Saturday, October 24, 2009
Depression– January 2009
I feel good in the beginning of January, but by the third day of my period I feel like I am being poisoned. It is the middle of the night and I am lying on my bathroom floor in the fetal position, vomiting for hours. I think, "great, here I am in L.A., lying on the bathroom floor, thousands of miles from my family and no one knows that I am dying." I wonder if I have food poisoning b/c I can’t stop vomiting. My roommate, Samantha, is sleeping and I don 't want to wake her b/c I also think it could just be the flu and I will be fine. Plus, I think, what can anyone do for me in the middle of the night? I also don’t want to face the fact that I could be sick with something worse. I go to see my doctor and tell him I feel like my blood is toxic and that it feels like my period is killing me. He doesn’t really address it, and thinks I do have the flu, and that I should take some Advil and go to bed. It resolves itself and I go back to work at my "day job." When I eat lunch at work I sequester myself in an office that no one uses, face the window and read, but sometimes I fall asleep.

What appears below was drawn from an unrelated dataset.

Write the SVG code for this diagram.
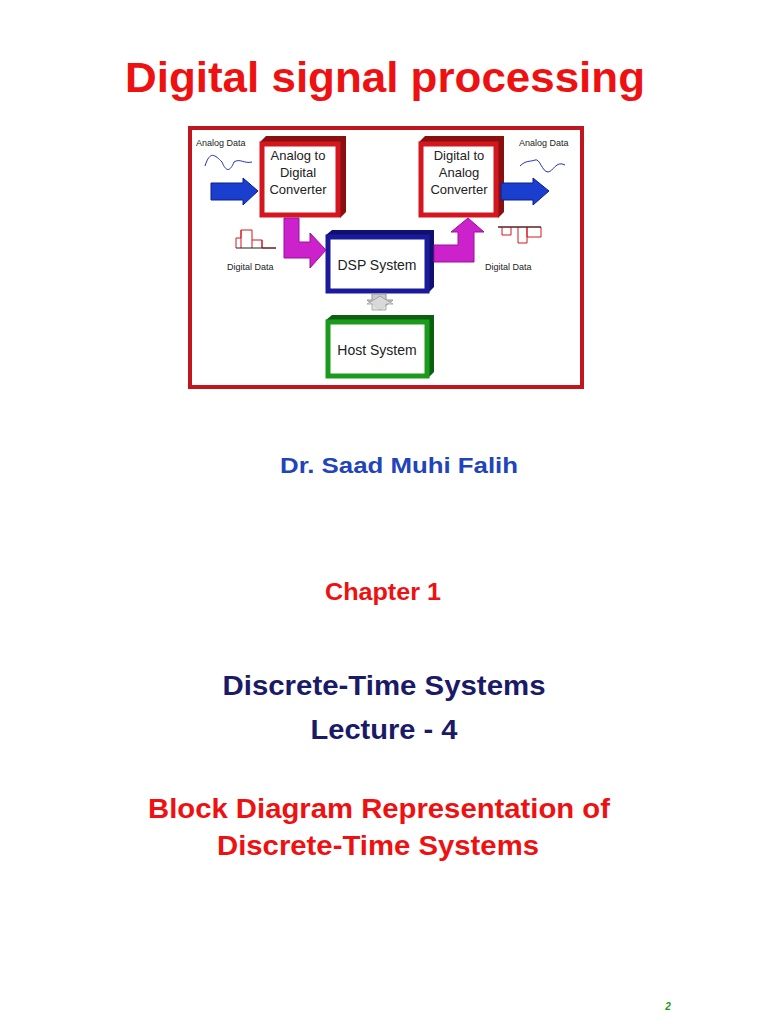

The depression continues; sometimes I cry in my car on my way to work, in the bathroom at work and then on the way home. I finally understand what my sister, Tricia, has been feeling for a very long time. She was depressed and anxious all throughout high school, but I never truly understood what she was going through. I don’t know how she did it, especially at a time when depression and anxiety were even less understood and more of a stigma than they are now. I feel like a monster has taken over my brain, and when I look in the mirror I don’t recognize myself. I am incredibly quick to anger and irritable. I yell at my roommate b/c she makes something to eat before she goes to bed and wakes me. I feel like I go into a “rage,” and I literally see red. I feel like I am one of those zombies in the movie 28 Days Later, and the rage has taken me over.